Figure scripts:
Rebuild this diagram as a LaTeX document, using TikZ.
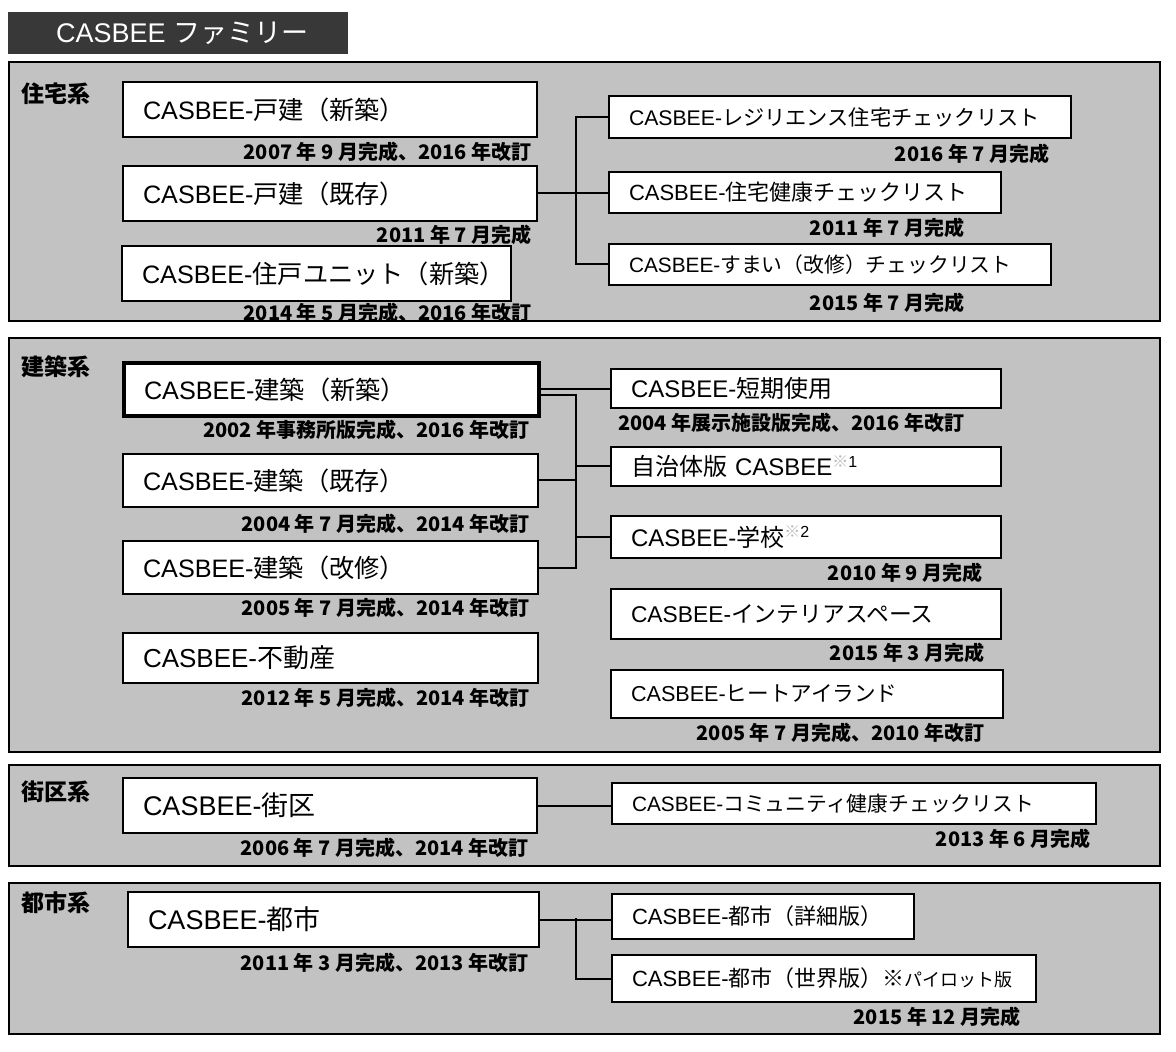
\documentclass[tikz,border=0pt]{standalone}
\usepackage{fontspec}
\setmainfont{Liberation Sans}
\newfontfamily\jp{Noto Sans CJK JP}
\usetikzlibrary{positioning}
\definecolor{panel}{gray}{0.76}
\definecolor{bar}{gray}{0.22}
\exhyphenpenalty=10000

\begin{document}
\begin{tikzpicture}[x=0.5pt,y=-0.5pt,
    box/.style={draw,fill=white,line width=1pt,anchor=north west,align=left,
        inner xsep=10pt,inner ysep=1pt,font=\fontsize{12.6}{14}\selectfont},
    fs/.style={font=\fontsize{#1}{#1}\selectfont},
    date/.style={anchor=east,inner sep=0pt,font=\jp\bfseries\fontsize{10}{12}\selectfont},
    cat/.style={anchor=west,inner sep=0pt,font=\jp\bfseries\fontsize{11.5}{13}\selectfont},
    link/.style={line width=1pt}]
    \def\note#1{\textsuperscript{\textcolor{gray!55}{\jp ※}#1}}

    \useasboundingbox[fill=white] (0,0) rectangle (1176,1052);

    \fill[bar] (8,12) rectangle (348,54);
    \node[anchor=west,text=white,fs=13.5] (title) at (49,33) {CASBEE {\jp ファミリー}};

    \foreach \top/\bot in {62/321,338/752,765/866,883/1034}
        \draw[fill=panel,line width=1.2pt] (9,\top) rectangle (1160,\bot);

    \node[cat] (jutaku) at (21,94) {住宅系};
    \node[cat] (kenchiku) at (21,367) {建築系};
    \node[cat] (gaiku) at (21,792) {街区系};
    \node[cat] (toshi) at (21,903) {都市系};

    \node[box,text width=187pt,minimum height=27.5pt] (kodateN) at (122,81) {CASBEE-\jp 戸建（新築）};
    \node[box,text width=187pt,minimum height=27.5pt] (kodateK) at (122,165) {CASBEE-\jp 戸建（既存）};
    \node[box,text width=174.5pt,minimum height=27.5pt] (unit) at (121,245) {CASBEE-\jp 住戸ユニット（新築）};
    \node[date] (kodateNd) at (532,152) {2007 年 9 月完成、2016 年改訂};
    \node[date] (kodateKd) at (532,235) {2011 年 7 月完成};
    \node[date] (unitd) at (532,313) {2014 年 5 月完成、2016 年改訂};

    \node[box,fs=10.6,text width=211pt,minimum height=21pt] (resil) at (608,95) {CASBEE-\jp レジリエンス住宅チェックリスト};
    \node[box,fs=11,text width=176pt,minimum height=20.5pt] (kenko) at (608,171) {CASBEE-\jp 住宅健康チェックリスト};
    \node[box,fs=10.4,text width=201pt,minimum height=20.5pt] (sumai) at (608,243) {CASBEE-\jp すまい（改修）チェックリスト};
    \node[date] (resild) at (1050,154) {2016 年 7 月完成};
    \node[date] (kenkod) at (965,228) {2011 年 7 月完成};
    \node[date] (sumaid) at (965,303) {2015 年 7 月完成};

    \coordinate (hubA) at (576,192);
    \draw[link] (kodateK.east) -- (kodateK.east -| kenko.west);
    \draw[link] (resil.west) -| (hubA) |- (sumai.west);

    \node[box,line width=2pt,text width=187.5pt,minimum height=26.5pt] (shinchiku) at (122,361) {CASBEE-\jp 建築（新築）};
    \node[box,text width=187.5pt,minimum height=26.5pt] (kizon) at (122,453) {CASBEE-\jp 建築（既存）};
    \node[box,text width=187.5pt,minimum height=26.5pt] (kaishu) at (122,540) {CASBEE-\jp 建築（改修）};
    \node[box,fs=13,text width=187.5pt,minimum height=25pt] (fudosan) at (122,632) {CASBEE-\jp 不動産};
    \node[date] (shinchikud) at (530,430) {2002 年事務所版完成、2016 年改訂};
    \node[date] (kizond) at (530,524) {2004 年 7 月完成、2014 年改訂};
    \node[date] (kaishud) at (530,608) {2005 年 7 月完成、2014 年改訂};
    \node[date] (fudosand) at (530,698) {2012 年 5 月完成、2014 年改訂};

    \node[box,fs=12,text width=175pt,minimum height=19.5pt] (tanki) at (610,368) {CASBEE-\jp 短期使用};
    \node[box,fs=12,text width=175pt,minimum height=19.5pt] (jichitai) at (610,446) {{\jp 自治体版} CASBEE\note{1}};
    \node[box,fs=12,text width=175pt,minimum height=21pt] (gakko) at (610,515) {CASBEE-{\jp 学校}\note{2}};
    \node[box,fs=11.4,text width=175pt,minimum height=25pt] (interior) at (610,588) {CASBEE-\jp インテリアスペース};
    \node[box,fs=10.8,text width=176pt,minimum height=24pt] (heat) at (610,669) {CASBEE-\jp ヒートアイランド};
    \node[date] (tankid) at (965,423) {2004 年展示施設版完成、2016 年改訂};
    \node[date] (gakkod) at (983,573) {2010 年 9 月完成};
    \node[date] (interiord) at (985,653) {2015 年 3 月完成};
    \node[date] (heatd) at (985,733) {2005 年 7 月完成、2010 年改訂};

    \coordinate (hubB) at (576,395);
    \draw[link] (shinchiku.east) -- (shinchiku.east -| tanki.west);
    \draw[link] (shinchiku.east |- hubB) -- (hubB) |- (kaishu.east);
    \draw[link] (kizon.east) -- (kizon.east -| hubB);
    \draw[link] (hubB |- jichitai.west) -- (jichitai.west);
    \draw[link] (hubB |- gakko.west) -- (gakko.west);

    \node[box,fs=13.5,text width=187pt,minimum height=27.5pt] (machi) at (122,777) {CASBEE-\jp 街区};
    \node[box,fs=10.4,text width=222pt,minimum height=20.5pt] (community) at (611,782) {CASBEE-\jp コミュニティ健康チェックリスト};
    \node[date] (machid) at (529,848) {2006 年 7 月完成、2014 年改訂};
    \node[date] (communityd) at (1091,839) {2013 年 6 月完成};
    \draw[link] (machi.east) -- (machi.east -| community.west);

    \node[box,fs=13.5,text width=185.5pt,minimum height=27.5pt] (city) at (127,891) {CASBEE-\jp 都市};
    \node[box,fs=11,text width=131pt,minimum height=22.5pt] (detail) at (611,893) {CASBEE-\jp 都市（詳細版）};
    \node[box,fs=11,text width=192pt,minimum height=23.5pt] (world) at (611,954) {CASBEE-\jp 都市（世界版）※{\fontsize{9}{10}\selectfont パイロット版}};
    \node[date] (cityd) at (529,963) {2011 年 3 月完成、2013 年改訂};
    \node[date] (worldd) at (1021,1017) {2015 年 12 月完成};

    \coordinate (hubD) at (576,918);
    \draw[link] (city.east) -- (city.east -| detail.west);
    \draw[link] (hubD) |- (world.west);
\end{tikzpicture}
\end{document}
--
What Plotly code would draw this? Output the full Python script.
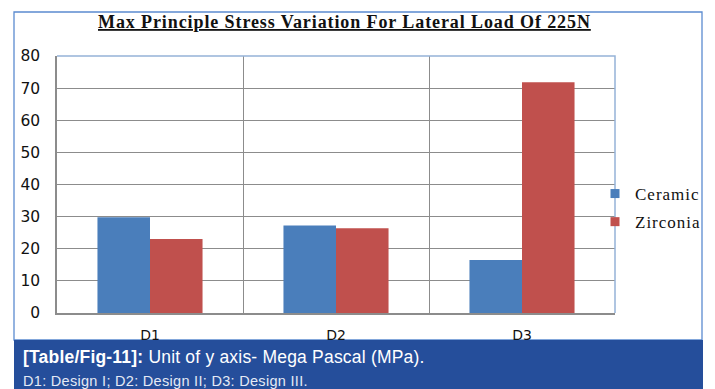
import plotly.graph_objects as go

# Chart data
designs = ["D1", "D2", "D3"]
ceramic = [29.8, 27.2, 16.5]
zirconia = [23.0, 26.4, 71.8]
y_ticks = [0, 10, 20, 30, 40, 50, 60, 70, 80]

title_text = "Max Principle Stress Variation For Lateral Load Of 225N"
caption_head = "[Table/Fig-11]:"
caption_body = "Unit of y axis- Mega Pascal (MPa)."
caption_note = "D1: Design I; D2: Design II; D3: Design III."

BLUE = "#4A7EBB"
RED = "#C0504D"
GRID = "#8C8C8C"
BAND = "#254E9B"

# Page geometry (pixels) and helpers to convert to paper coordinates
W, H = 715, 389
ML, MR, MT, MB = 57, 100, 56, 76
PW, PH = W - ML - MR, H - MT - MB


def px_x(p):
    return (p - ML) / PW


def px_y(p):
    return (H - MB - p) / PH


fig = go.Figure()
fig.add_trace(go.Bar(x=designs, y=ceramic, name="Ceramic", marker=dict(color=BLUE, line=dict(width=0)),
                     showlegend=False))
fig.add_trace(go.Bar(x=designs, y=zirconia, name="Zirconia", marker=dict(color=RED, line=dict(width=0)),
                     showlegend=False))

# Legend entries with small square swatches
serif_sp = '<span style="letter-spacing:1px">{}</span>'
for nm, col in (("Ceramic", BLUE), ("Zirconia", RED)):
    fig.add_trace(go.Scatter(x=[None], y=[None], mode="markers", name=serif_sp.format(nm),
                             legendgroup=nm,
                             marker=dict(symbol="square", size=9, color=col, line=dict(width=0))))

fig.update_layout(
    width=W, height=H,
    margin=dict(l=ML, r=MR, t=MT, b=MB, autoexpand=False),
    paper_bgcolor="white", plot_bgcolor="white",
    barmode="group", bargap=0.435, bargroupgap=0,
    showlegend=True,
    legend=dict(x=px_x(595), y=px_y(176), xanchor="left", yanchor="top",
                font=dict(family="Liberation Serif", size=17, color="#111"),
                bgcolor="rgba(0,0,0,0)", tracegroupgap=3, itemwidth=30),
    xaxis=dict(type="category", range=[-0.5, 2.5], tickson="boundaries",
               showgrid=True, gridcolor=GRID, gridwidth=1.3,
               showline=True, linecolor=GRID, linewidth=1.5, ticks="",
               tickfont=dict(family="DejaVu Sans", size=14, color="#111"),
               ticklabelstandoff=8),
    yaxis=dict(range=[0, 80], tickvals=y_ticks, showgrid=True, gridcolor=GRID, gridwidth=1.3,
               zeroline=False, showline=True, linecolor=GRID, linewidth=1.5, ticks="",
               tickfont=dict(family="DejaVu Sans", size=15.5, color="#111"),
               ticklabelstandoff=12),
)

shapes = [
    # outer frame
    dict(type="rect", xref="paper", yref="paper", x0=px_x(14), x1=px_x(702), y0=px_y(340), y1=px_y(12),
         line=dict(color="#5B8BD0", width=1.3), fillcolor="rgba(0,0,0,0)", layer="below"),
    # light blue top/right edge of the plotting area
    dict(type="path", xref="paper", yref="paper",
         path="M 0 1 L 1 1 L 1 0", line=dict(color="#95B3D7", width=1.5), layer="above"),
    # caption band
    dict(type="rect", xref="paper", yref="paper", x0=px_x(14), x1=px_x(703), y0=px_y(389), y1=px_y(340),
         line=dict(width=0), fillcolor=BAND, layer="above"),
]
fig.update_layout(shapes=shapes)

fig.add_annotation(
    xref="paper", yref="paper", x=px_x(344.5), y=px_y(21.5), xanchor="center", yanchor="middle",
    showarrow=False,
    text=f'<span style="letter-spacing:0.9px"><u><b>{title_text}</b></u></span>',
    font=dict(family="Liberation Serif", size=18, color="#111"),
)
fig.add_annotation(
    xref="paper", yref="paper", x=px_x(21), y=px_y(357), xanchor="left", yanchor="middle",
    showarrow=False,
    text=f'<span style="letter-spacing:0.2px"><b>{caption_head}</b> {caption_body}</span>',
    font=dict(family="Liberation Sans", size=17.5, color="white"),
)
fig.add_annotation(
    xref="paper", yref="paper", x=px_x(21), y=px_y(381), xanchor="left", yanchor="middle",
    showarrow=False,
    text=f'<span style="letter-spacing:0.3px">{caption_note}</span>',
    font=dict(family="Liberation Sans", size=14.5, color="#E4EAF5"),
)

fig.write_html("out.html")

§ **WHAT YOU SHOULD DO**
Count up the lines in the listing that hold the word "this", and give that number only.

§ **ANSWER TO THE TASK**
2